[extropy-chat] Re: Damien grants psi evidence

Damien Broderick thespike at satx.rr.com
Sat Dec 18 17:23:06 UTC 2004


At 07:18 PM 12/18/2004 +1100, Brett wrote:

>Because the 'just show the RVer the options' protocol would be easier
>in practice to implement than a protocol involving judges, this suggests
>that judges protocol is being used because the 'just show the RVer the
>options' protocol has already been tried and found to be unsatisfactory
>to the researchers.
>
>There would have needed to have been a motivating reason to add
>complexity (and therefore cost) to the simplest most obvious protocol
>that could work.

As I said at some point, the margins of this email are too small. Here are 
two additional motives for using judges during the STAR GATE and research 
programs:

If you ask for a remote view of one target out of 4 or 5, and then show the 
percipient a picture or multimedia display of the chosen option, or take 
him to the place to walk through up close, you can't also display the other 
non-chosen options without risking muddying the waters.

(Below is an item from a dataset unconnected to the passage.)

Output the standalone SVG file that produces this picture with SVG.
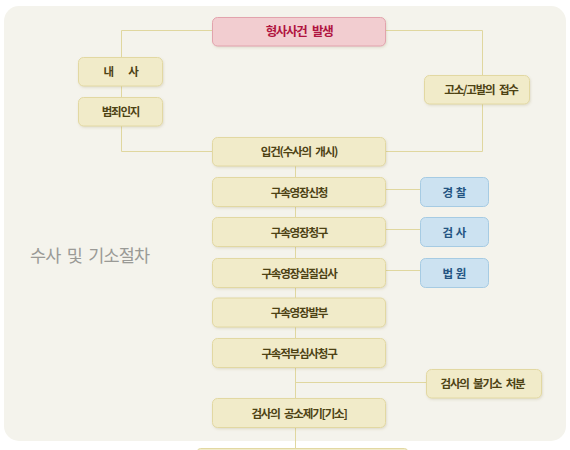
<svg xmlns="http://www.w3.org/2000/svg" width="570" height="450" viewBox="0 0 570 450">
<style>
.bx{fill:#f1ebc9;stroke:#e2d8a2;stroke-width:1}
.pk{fill:#f2cdd0;stroke:#e2a3ad;stroke-width:1}
.bl{fill:#cce2f1;stroke:#a6cbe3;stroke-width:1}
.t{font-family:"Noto Sans CJK KR","Noto Sans",sans-serif;font-size:11.5px;font-weight:bold;fill:#4d4214;text-anchor:middle;letter-spacing:-1.2px;word-spacing:3px}
.tp{fill:#b0143f;font-size:12.5px;letter-spacing:-1.3px;word-spacing:4px}
.tb{fill:#235482;letter-spacing:0;word-spacing:0}
.ln{stroke:#e0d79f;stroke-width:1;fill:none}
.ttl{font-family:"Noto Sans CJK KR","Noto Sans",sans-serif;font-size:17.5px;fill:#9a9a96;letter-spacing:-0.8px;word-spacing:3px}
</style>
<defs>
<filter id="sh" x="-10%" y="-20%" width="120%" height="150%">
<feDropShadow dx="0.8" dy="1.2" stdDeviation="0.8" flood-color="#8a7a40" flood-opacity="0.2"/>
</filter>
</defs>
<rect x="0" y="0" width="570" height="450" fill="#ffffff"/>
<rect x="4" y="6" width="562" height="435" rx="15" fill="#f4f3ec"/>
<text class="ttl" x="30" y="262">수사 및 기소절차</text>
<g id="connectors">
<path class="ln" d="M212.5,30.5H121.5V57M121.5,86V97M121.5,126V151.5H212"/>
<path class="ln" d="M386,30.5H482.5V75M482.5,104V151.5H386"/>
<path class="ln" d="M295.5,166V450"/>
<path class="ln" d="M386,189.5H420M386,229.5H420M386,270.5H420"/>
<path class="ln" d="M295.5,382.5H426"/>
</g>
<g id="n-start"><rect class="pk" x="212.5" y="17.5" width="173" height="28.5" rx="5" filter="url(#sh)"/><text class="t tp" x="299" y="36">형사사건 발생</text></g>
<g id="n-naesa"><rect class="bx" x="78.5" y="57.5" width="84" height="28.5" rx="5" filter="url(#sh)"/><text class="t" x="120.5" y="76" style="word-spacing:14px">내 사</text></g>
<g id="n-beomjoe"><rect class="bx" x="78.5" y="97.5" width="84" height="28.5" rx="5" filter="url(#sh)"/><text class="t" x="120.5" y="116">범죄인지</text></g>
<g id="n-goso"><rect class="bx" x="424.5" y="75.5" width="105" height="28.5" rx="5" filter="url(#sh)"/><text class="t" x="481" y="94">고소/고발의 접수</text></g>
<g id="n-ipgeon"><rect class="bx" x="212.5" y="137.5" width="173" height="28.5" rx="5" filter="url(#sh)"/><text class="t" x="299" y="156">입건(수사의 개시)</text></g>
<g id="n-1"><rect class="bx" x="212.5" y="177.5" width="173" height="29" rx="5" filter="url(#sh)"/><text class="t" x="299" y="196.5">구속영장신청</text></g>
<g id="n-2"><rect class="bx" x="212.5" y="217.5" width="173" height="29" rx="5" filter="url(#sh)"/><text class="t" x="299" y="236.5">구속영장청구</text></g>
<g id="n-3"><rect class="bx" x="212.5" y="258.5" width="173" height="29" rx="5" filter="url(#sh)"/><text class="t" x="299" y="277.5">구속영장실질심사</text></g>
<g id="n-4"><rect class="bx" x="212.5" y="298" width="173" height="29" rx="5" filter="url(#sh)"/><text class="t" x="299" y="317">구속영장발부</text></g>
<g id="n-5"><rect class="bx" x="212.5" y="338.5" width="173" height="29" rx="5" filter="url(#sh)"/><text class="t" x="299" y="357.5">구속적부심사청구</text></g>
<g id="n-6"><rect class="bx" x="212.5" y="398.5" width="173" height="29" rx="5" filter="url(#sh)"/><text class="t" x="299" y="417.5">검사의 공소제기[기소]</text></g>
<g id="n-police"><rect class="bl" x="420.5" y="177.5" width="68" height="29" rx="5"/><text class="t tb" x="454.5" y="196.5">경 찰</text></g>
<g id="n-prosecutor"><rect class="bl" x="420.5" y="217.5" width="68" height="29" rx="5"/><text class="t tb" x="454.5" y="236.5">검 사</text></g>
<g id="n-court"><rect class="bl" x="420.5" y="258.5" width="68" height="29" rx="5"/><text class="t tb" x="454.5" y="277.5">법 원</text></g>
<g id="n-bulgiso"><rect class="bx" x="426.5" y="369.5" width="115" height="28.5" rx="5" filter="url(#sh)"/><text class="t" x="482.5" y="388">검사의 불기소 처분</text></g>
<g id="n-next"><rect class="bx" x="197.5" y="448.5" width="210" height="20" rx="3"/></g>
</svg>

But the key motive is probably that these protocols were developed for 
military intelligence, where the RVer was trying to gather information 
paranormally about some place or person he would never see in reality, 
possibly never get *any* feedback on. In that case, judges would probably 
be intelligence operatives who had provided the mission target or who 
perhaps possessed only some indistinct satellite pictures, etc. Does any of 
this work? Well, these programs were funded on an annual basis for more 
than a decade.

Actually I'm less interested in remote viewing and Ganzfeld protocols than 
in much simpler experiments such as Suitbert Ertel's current trials where 
Ss draw numbered balls from a bag (with replacement) after guessing the 
numbers. Using pre-screened `star' Ss, Ertel claims a robust success rate 
averaging 70% where 50% +/- is expected by chance. Simple, elegant, totally 
pointless except as evidence of psi. Strangely enough, the obvious 
fallibilities of this test have also occurred to Ertel, who has set up 
procedures to obviate them.

On a personal note: am I driven by an obsessive wish to believe, to find 
evidence for some magic in the world? Maybe, but I don't think so. I also 
think it'd be great if cold fusion were true, and it seems that some 
continuing work there is also worth noting, but I couldn't really care one 
way or the other. If marginal psi effects are real, they could indicate 
something interesting about consciousness, or whether we're in a tweakable 
simulation, or about time-reversal and entanglement in QT. In the short 
term, reliable technologies based on them would make somebody very rich; 
that was my main motivation in studying the Lotto data.